Yes, Cage wore thin pretty quickly.
Jeff, "Fargo" was ludicrously over-rated rubbish.
I turned my inner adolescent loose when I saw Raising Arizona the first and only time. Laughed quite heartily. Being so much older then (and, of course, younger than that now) it was a welcome comic relief for my jaded sensibility. Not so sure how it would play with me now. I keep seeing evidence that poor Nick Cage--the beeeeez! the beeeeeez!--has tumbled terribly from popular favor. I've always enjoyed his stuff, even the consensually bad movies. Haven't seen him lately, but he's always struck me as sort of the love child of the late J-J-Jimmy Shtoowart and Jim Carrey, who I get the feeling has also crashed and burned in recent years. Oh, and Fargo, Johnny? Come now. Not sure whose rating system you're citing, but in mine own, Fargo's a minor classic.
I'm afraid Johnny is not to be taken seriously. He likes to stir the pot.

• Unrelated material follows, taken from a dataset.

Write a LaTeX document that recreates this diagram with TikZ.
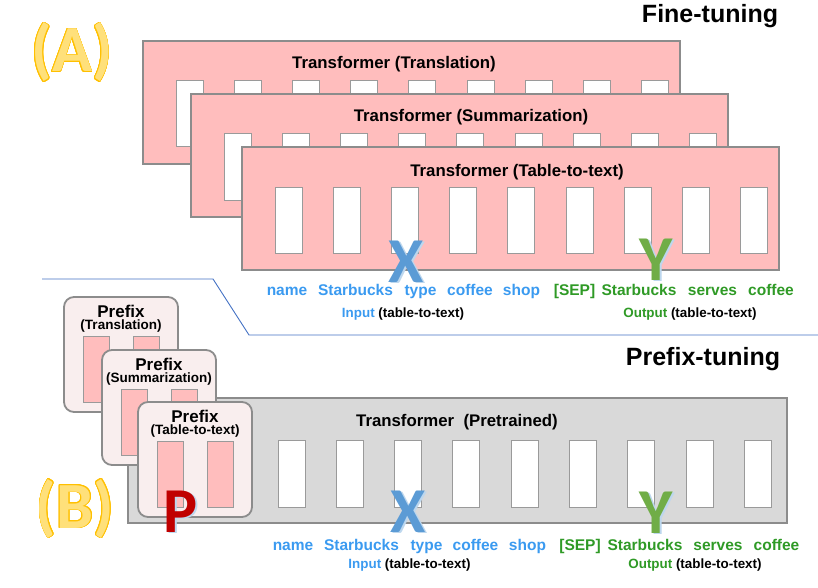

I think the problem with RAISING ARIZONA is that it was very fresh at the time, but once everything else copied it, it comes off as trite when seen now. The quirkiness of the humor was very different from other comedies of the time (this was the Police Academy era), but fairly soon after, "quirky" became something that even sitcoms rushed to copy. It's the Seinfeld phenomenon. Remember how unique Seinfeld seemed when it was new? A whole episode in line at a Chinese restaurant? That's just business as usual for sitcoms these days.
Very astute. Easy to forget how unquirky most comedies were in the early 80s.